EXCERPTED RECORDS:

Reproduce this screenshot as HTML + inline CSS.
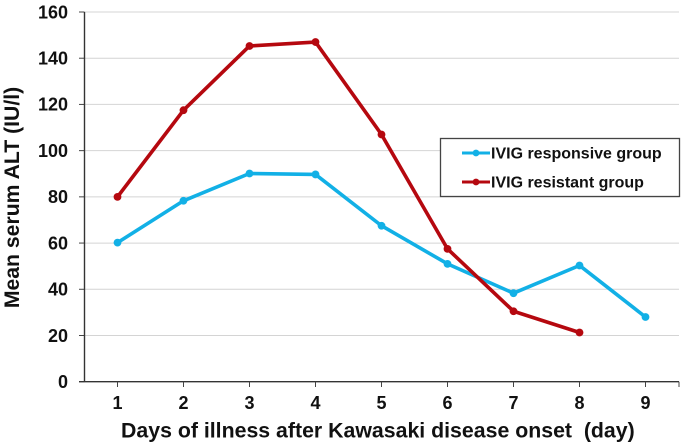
<!DOCTYPE html>
<html>
<head>
<meta charset="utf-8">
<style>
html,body{margin:0;padding:0;background:#fff;width:685px;height:443px;overflow:hidden}
svg{display:block}
text{font-family:"Liberation Sans",Arial,sans-serif;font-weight:bold;fill:#111}
</style>
</head>
<body>
<svg id="chart" width="685" height="443" viewBox="0 0 685 443" xmlns="http://www.w3.org/2000/svg"></svg>
<script>
const days = [1, 2, 3, 4, 5, 6, 7, 8, 9];
const yTicks = [0, 20, 40, 60, 80, 100, 120, 140, 160];
const responsiveValues = [60.2, 78.3, 90.1, 89.7, 67.5, 51, 38.3, 50.3, 28];
const resistantValues = [80, 117.5, 145.3, 147, 107, 57.5, 30.5, 21.3];
const responsiveLabel = 'IVIG responsive group';
const resistantLabel = 'IVIG resistant group';

const svg = document.getElementById('chart');
const NS = 'http://www.w3.org/2000/svg';
const yScale = v => 381.7 - v * (369.7 / 160);
const xScale = d => 117.5 + (d - 1) * 66;

function add(tag, attrs, parent) {
  const el = document.createElementNS(NS, tag);
  for (const k in attrs) el.setAttribute(k, attrs[k]);
  (parent || svg).appendChild(el);
  return el;
}

yTicks.forEach(t => {
  const y = yScale(t);
  if (t > 0) {
    const grid = add('line', {x1: 84.5, x2: 679, y1: y, y2: y, stroke: '#d4d4d4', 'stroke-width': 1});
    
    
  }
  const tick = add('line', {x1: 79, x2: 84.5, y1: y, y2: y, stroke: '#444', 'stroke-width': 1});
  
  
  const lab = add('text', {x: 68, y: y + 6.3, 'text-anchor': 'end', 'font-size': 18});
  lab.textContent = t;
  
  
});

const yAxis = add('line', {x1: 84.5, x2: 84.5, y1: 12, y2: 382, stroke: '#333', 'stroke-width': 1.4});


const xAxis = add('line', {x1: 79, x2: 679, y1: 381.7, y2: 381.7, stroke: '#333', 'stroke-width': 1.4});



days.forEach(d => {
  const x = xScale(d);
  const tick = add('line', {x1: x, x2: x, y1: 381.7, y2: 387, stroke: '#444', 'stroke-width': 1});
  
  
  const lab = add('text', {x: x, y: 409, 'text-anchor': 'middle', 'font-size': 18});
  lab.textContent = d;
  
  
});
const endTick = add('line', {x1: 679, x2: 679, y1: 381.7, y2: 387, stroke: '#444', 'stroke-width': 1});



function drawSeries(values, color, name, r) {
  const g = add('g', {});
  
  
  const pts = values.map((v, i) => xScale(days[i]) + ',' + yScale(v)).join(' ');
  const line = add('polyline', {points: pts, fill: 'none', stroke: color, 'stroke-width': 3.6, 'stroke-linejoin': 'round'}, g);
  
  
  values.forEach((v, i) => {
    const c = add('circle', {cx: xScale(days[i]), cy: yScale(v), r: r, fill: color}, g);
    
    
  });
}
drawSeries(responsiveValues, '#12b0e6', 'responsive-series', 3.9);
drawSeries(resistantValues, '#b5080f', 'resistant-series', 3.9);

const legend = add('g', {});


const box = add('rect', {x: 440.5, y: 138.5, width: 239, height: 58, fill: '#fff', stroke: '#444', 'stroke-width': 1.3}, legend);



function legendEntry(y, color, label, name) {
  const l = add('line', {x1: 462, x2: 490, y1: y, y2: y, stroke: color, 'stroke-width': 3}, legend);
  
  
  const c = add('circle', {cx: 476, cy: y, r: 3.4, fill: color}, legend);
  
  
  const t = add('text', {x: 491, y: y + 5.5, 'font-size': 16}, legend);
  t.textContent = label;
  
  
}
legendEntry(153, '#12b0e6', responsiveLabel, 'legend-responsive');
legendEntry(182, '#b5080f', resistantLabel, 'legend-resistant');

const xTitle = add('text', {x: 121, y: 437.5, 'font-size': 21.3});
xTitle.setAttribute('xml:space', 'preserve');
xTitle.style.whiteSpace = 'pre';
xTitle.textContent = 'Days of illness after Kawasaki disease onset  (day)';



const yTitle = add('text', {x: 0, y: 0, 'text-anchor': 'middle', 'font-size': 21.2, transform: 'translate(19,197.5) rotate(-90)'});
yTitle.textContent = 'Mean serum ALT (IU/l)';


</script>
</body>
</html>
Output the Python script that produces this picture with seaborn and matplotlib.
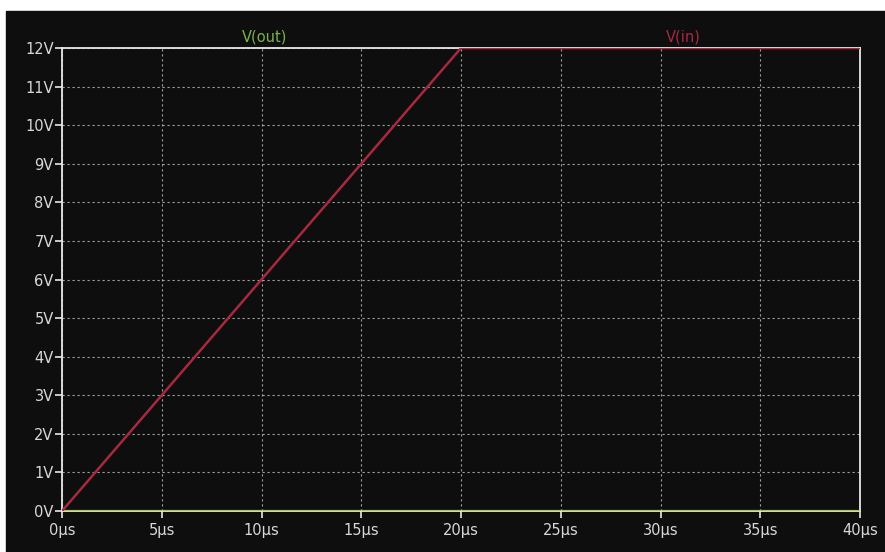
import matplotlib
matplotlib.use("Agg")
import matplotlib.pyplot as plt
from matplotlib.patches import Rectangle
import numpy as np
import pandas as pd
import seaborn as sns

# waveform data (time in µs, voltage in V)
t_in = [0, 20, 40]
v_in = [0, 12, 12]
t_out = [0, 40]
v_out = [0, 0]

x_ticks = [0, 5, 10, 15, 20, 25, 30, 35, 40]
y_ticks = list(range(0, 13))
x_labels = [f"{t}µs" for t in x_ticks]
y_labels = [f"{v}V" for v in y_ticks]

bg = "#0e0e0e"
fg = "#d8d8d8"
red = "#a8283f"
green = "#a6cc3c"

sns.set_style("dark")
plt.rcParams["font.family"] = ["DejaVu Sans"]

fig = plt.figure(figsize=(8.85, 5.52), dpi=100, facecolor="white")
# black plotting panel with thin white strip at top/left
fig.patches.append(Rectangle((6 / 885, 0), 1, (552 - 11) / 552,
                             transform=fig.transFigure, color=bg, zorder=-1))
ax = fig.add_axes([62 / 885, 1 - 511 / 552, (860 - 62) / 885, (511 - 48) / 552])
ax.set_facecolor(bg)

df_in = pd.DataFrame({"t": t_in, "v": v_in})
df_out = pd.DataFrame({"t": t_out, "v": v_out})
sns.lineplot(data=df_out, x="t", y="v", ax=ax, color=green, lw=1.6, zorder=5)
sns.lineplot(data=df_in, x="t", y="v", ax=ax, color=red, lw=1.8, zorder=6)

ax.set_xlim(0, 40)
ax.set_ylim(0, 12)
ax.set_xticks(x_ticks)
ax.set_xticklabels(x_labels)
ax.set_yticks(y_ticks)
ax.set_yticklabels(y_labels)
ax.set_xlabel("")
ax.set_ylabel("")

ax.grid(True, color="#c4c4c4", linestyle=(0, (2, 2.5)), linewidth=0.8, alpha=0.8)
for s in ax.spines.values():
    s.set_visible(True)
    s.set_color("#e8e8e8")
    s.set_linewidth(1.3)

ax.tick_params(axis="both", colors="#e8e8e8", labelcolor=fg, labelsize=10.5,
               length=5, width=1.2, direction="out", pad=1,
               bottom=True, left=True)
ax.tick_params(axis="x", pad=4)

fig.text(265 / 885, 1 - 37 / 552, "V(out)", color="#78b44c", fontsize=10.5,
         ha="center", va="center")
fig.text(683 / 885, 1 - 37 / 552, "V(in)", color=red, fontsize=10.5,
         ha="center", va="center")

fig.savefig("out.png", dpi=100, facecolor=fig.get_facecolor())
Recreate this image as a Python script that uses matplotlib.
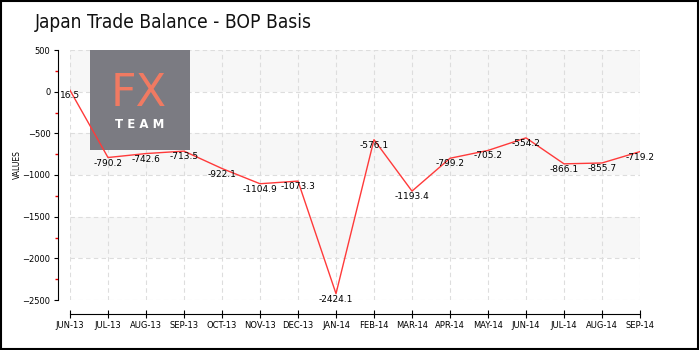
import numpy as np
import matplotlib.pyplot as plt
from matplotlib.patches import Rectangle
from matplotlib.ticker import MultipleLocator

# ——— DATA ———
months = ['JUN-13', 'JUL-13', 'AUG-13', 'SEP-13', 'OCT-13', 'NOV-13', 'DEC-13', 'JAN-14',
          'FEB-14', 'MAR-14', 'APR-14', 'MAY-14', 'JUN-14', 'JUL-14', 'AUG-14', 'SEP-14']
values = [16.5, -790.2, -742.6, -713.5, -922.1, -1104.9, -1073.3, -2424.1,
          -576.1, -1193.4, -799.2, -705.2, -554.2, -866.1, -855.7, -719.2]
y_ticks = [500, 0, -500, -1000, -1500, -2000, -2500]

fig = plt.figure(figsize=(7, 3.5), dpi=100)
fig.patch.set_facecolor('white')

# outer frame
fig.add_artist(Rectangle((0.002, 0.003), 0.995, 0.994, transform=fig.transFigure,
                         fill=False, edgecolor='black', lw=1.5))

fig.text(35 / 700, 1 - 22 / 350, 'Japan Trade Balance - BOP Basis', fontsize=13.8,
         va='center', ha='left', color='#111111', fontstretch='condensed')

ax = fig.add_axes([70 / 700, 50 / 350, 570 / 700, 250 / 350])
x = np.arange(len(months))
ax.set_xlim(0, len(months) - 1)
ax.set_ylim(-2500, 500)

# alternating bands
for lo in range(-2000, 500, 1000):
    ax.axhspan(lo, lo + 500, color='#f7f7f7', zorder=0, lw=0)

ax.grid(True, which='major', color='#dddddd', linestyle=(0, (4, 3)), lw=0.8)
ax.set_axisbelow(True)

# logo box (behind the line)
ax.add_patch(Rectangle((90 / 700, 1 - 150 / 350), 100 / 700, 100 / 350,
                       transform=fig.transFigure, facecolor='#7b7b82',
                       edgecolor='none', zorder=2, clip_on=False))
ax.text(139 / 700, 1 - 94 / 350, 'FX', fontsize=32, color='#f07a62', ha='center',
        va='center', zorder=2.2, transform=fig.transFigure)
ax.text(140 / 700, 1 - 124 / 350, 'T E A M', fontsize=8.5, color='white', ha='center',
        va='center', weight='bold', zorder=2.2, transform=fig.transFigure)

ax.plot(x, values, color='#ff3a3a', lw=1, zorder=3)
for xi, v in zip(x, values):
    ax.annotate(f'{v:g}', (xi, v), xytext=(0, -4), textcoords='offset points',
                ha='center', va='center', fontsize=6.5, zorder=4)

for s in ['top', 'right']:
    ax.spines[s].set_visible(False)
ax.spines['left'].set_position(('outward', 9))
ax.spines['bottom'].set_position(('outward', 10))

ax.set_xticks(x)
ax.set_xticklabels(months)
ax.set_yticks(y_ticks)
ax.yaxis.set_minor_locator(MultipleLocator(250))
ax.tick_params(axis='x', direction='inout', length=6, labelsize=6, pad=2)
ax.tick_params(axis='y', which='major', length=3, labelsize=6, pad=2)
ax.tick_params(axis='y', which='minor', length=2.5, width=1, color='#ee0000')
fig.text(17 / 700, 1 - 165 / 350, 'VALUES', fontsize=5.5, rotation=90,
         ha='center', va='center')

fig.savefig('out.png', dpi=100)
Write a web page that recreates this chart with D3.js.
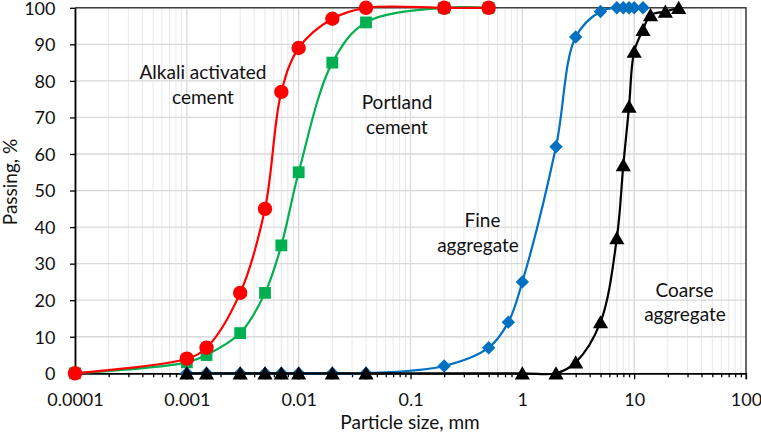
<!DOCTYPE html>
<html>
<head>
<meta charset="utf-8">
<script src="https://cdn.jsdelivr.net/npm/d3@7/dist/d3.min.js"></script>
<style>
  html, body { margin: 0; padding: 0; background: #fff; }
  svg { display: block; font-family: Lato, "Open Sans", sans-serif; }
</style>
</head>
<body>
<div id="chart"></div>
<script>
// Particle size distribution: passing % vs particle size (mm, log scale)

const alkaliSize = [0.0001, 0.001, 0.0015, 0.003, 0.005, 0.007, 0.01, 0.02, 0.04, 0.2, 0.5]
const alkaliPass = [0, 4, 7, 22, 45, 77, 89, 97, 100, 100, 100]

const portlandSize = [0.0001, 0.001, 0.0015, 0.003, 0.005, 0.007, 0.01, 0.02, 0.04, 0.2, 0.5]
const portlandPass = [0, 3, 5, 11, 22, 35, 55, 85, 96, 100, 100]

const fineSize = [0.001, 0.0015, 0.003, 0.005, 0.007, 0.01, 0.02, 0.04, 0.2, 0.5, 0.75, 1, 2, 3, 5, 7, 8, 9, 10, 12]
const finePass = [0, 0, 0, 0, 0, 0, 0, 0, 2, 7, 14, 25, 62, 92, 99, 100, 100, 100, 100, 100]

const coarseSize = [0.001, 0.0015, 0.003, 0.005, 0.007, 0.01, 0.02, 0.04, 1, 2, 3, 5, 7, 8, 9, 10, 12, 14, 19, 25]
const coarsePass = [0, 0, 0, 0, 0, 0, 0, 0, 0, 0, 3, 14, 37, 57, 73, 88, 94, 98, 99, 100]

const xTicks = [0.0001, 0.001, 0.01, 0.1, 1, 10, 100]
const xTickLabels = ["0.0001", "0.001", "0.01", "0.1", "1", "10", "100"]
const yTicks = [0, 10, 20, 30, 40, 50, 60, 70, 80, 90, 100]

const W = 761
const H = 433
const X0 = 75, X1 = 746
const Y0 = 373.3, Y1 = 7.8

const x = d3.scaleLog().domain([0.0001, 100]).range([X0, X1])
const y = d3.scaleLinear().domain([0, 100]).range([Y0, Y1])

// minor ticks 2..9 inside every decade
const minorTicks = []
xTicks.slice(0, -1).forEach(d => {
  for (let k = 2; k <= 9; k++) minorTicks.push(d * k)
})

const svg = d3.select("#chart")
  .append("svg")
  .attr("width", W)
  .attr("height", H)

// Gridlines
const grid = svg.append("g").attr("class", "grid")
grid.selectAll("line.minor")
  .data(minorTicks)
  .join("line")
  .attr("class", "minor")
  .attr("x1", d => x(d)).attr("x2", d => x(d))
  .attr("y1", Y1).attr("y2", Y0)
  .attr("stroke", "#e8e8e8")
  .attr("stroke-width", 1)
grid.selectAll("line.majorx")
  .data(xTicks)
  .join("line")
  .attr("class", "majorx")
  .attr("x1", d => x(d)).attr("x2", d => x(d))
  .attr("y1", Y1).attr("y2", Y0)
  .attr("stroke", "#d9d9d9")
  .attr("stroke-width", 1.3)
grid.selectAll("line.majory")
  .data(yTicks)
  .join("line")
  .attr("class", "majory")
  .attr("x1", X0).attr("x2", X1)
  .attr("y1", d => y(d)).attr("y2", d => y(d))
  .attr("stroke", "#d9d9d9")
  .attr("stroke-width", 1.3)

// Plot frame (top + right)
svg.append("path")
  .attr("d", `M${X0},${Y1}H${X1}V${Y0 + 6}`)
  .attr("fill", "none")
  .attr("stroke", "#404040")
  .attr("stroke-width", 1.5)

// Axes
const xMinorAxis = svg.append("g")
  .attr("transform", `translate(0,${Y0})`)
  .call(d3.axisBottom(x).tickValues(minorTicks).tickSize(4).tickFormat(""))
xMinorAxis.select(".domain").remove()

const xAxis = svg.append("g")
  .attr("transform", `translate(0,${Y0})`)
  .call(d3.axisBottom(x).tickValues(xTicks).tickSize(6).tickSizeOuter(0)
    .tickFormat((d, i) => xTickLabels[i]))

const yAxis = svg.append("g")
  .attr("transform", `translate(${X0},0)`)
  .call(d3.axisLeft(y).tickValues(yTicks).tickSize(5).tickSizeOuter(0))

svg.selectAll(".tick line").attr("stroke", "#000").attr("stroke-width", 1.3)
xAxis.select(".domain").attr("stroke", "#000").attr("stroke-width", 1.8)
yAxis.select(".domain").attr("stroke", "#000").attr("stroke-width", 1.8)

xAxis.selectAll("text")
  .attr("y", 33).attr("dy", null)
  .attr("font-size", "18px").attr("font-family", "Lato, sans-serif").attr("fill", "#111")
yAxis.selectAll("text")
  .attr("x", -19.5).attr("dy", "0.35em")
  .attr("font-size", "18px").attr("font-family", "Lato, sans-serif").attr("fill", "#111")

// Series
const line = d3.line()
  .x(d => x(d[0]))
  .y(d => y(d[1]))
  .curve(d3.curveCatmullRom.alpha(0.5))

const series = [
  { name: "Portland cement", size: portlandSize, pass: portlandPass, color: "#00b050", marker: "square" },
  { name: "Alkali activated cement", size: alkaliSize, pass: alkaliPass, color: "#ff0000", marker: "circle" },
  { name: "Fine aggregate", size: fineSize, pass: finePass, color: "#0070c0", marker: "diamond" },
  { name: "Coarse aggregate", size: coarseSize, pass: coarsePass, color: "#000000", marker: "triangle" },
]

const MARKER = {
  circle: "M0,-7.2A7.2,7.2 0 1,1 0,7.2A7.2,7.2 0 1,1 0,-7.2Z",
  square: "M-5.9,-5.9H5.9V5.9H-5.9Z",
  diamond: "M0,-6.7L6.7,0L0,6.7L-6.7,0Z",
  triangle: "M0,-7L7.6,6.2H-7.6Z",
}

series.forEach(s => {
  const pts = s.size.map((d, i) => [d, s.pass[i]])
  const g = svg.append("g").attr("class", "series")

  g.append("path")
    .datum(pts)
    .attr("d", line)
    .attr("fill", "none")
    .attr("stroke", s.color)
    .attr("stroke-width", 2.2)

  g.selectAll("path.marker")
    .data(pts)
    .join("path")
    .attr("class", "marker")
    .attr("d", MARKER[s.marker])
    .attr("transform", d => `translate(${x(d[0])},${y(d[1])})`)
    .attr("fill", s.color)
})

// Curve labels
const labels = [
  { text: "Alkali activated", x: 203, y: 79 },
  { text: "cement", x: 203, y: 104 },
  { text: "Portland", x: 397, y: 109 },
  { text: "cement", x: 397, y: 133.5 },
  { text: "Fine", x: 482.5, y: 227 },
  { text: "aggregate", x: 478, y: 251.5 },
  { text: "Coarse", x: 684.5, y: 296.7 },
  { text: "aggregate", x: 685, y: 321 },
]
svg.append("g").selectAll("text")
  .data(labels)
  .join("text")
  .attr("x", d => d.x)
  .attr("y", d => d.y)
  .attr("text-anchor", "middle")
  .attr("font-size", "19px")
  .attr("fill", "#111")
  .text(d => d.text)

// Axis titles
svg.append("text")
  .attr("x", 410).attr("y", 429)
  .attr("text-anchor", "middle")
  .attr("font-size", "19px")
  .attr("fill", "#111")
  .text("Particle size, mm")

svg.append("text")
  .attr("transform", "translate(17,182) rotate(-90)")
  .attr("text-anchor", "middle")
  .attr("font-size", "19px")
  .attr("fill", "#111")
  .text("Passing, %")
</script>
</body>
</html>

STATED TASK: The images in the entries above should be left out; please reproduce exactly the lines from the first through the one containing "const resistantLabel = 'IVIG".

RESPONSE:
Reproduce this screenshot as HTML + inline CSS.
<!DOCTYPE html>
<html>
<head>
<meta charset="utf-8">
<style>
html,body{margin:0;padding:0;background:#fff;width:685px;height:443px;overflow:hidden}
svg{display:block}
text{font-family:"Liberation Sans",Arial,sans-serif;font-weight:bold;fill:#111}
</style>
</head>
<body>
<svg id="chart" width="685" height="443" viewBox="0 0 685 443" xmlns="http://www.w3.org/2000/svg"></svg>
<script>
const days = [1, 2, 3, 4, 5, 6, 7, 8, 9];
const yTicks = [0, 20, 40, 60, 80, 100, 120, 140, 160];
const responsiveValues = [60.2, 78.3, 90.1, 89.7, 67.5, 51, 38.3, 50.3, 28];
const resistantValues = [80, 117.5, 145.3, 147, 107, 57.5, 30.5, 21.3];
const responsiveLabel = 'IVIG responsive group';
const resistantLabel = 'IVIG resistant group';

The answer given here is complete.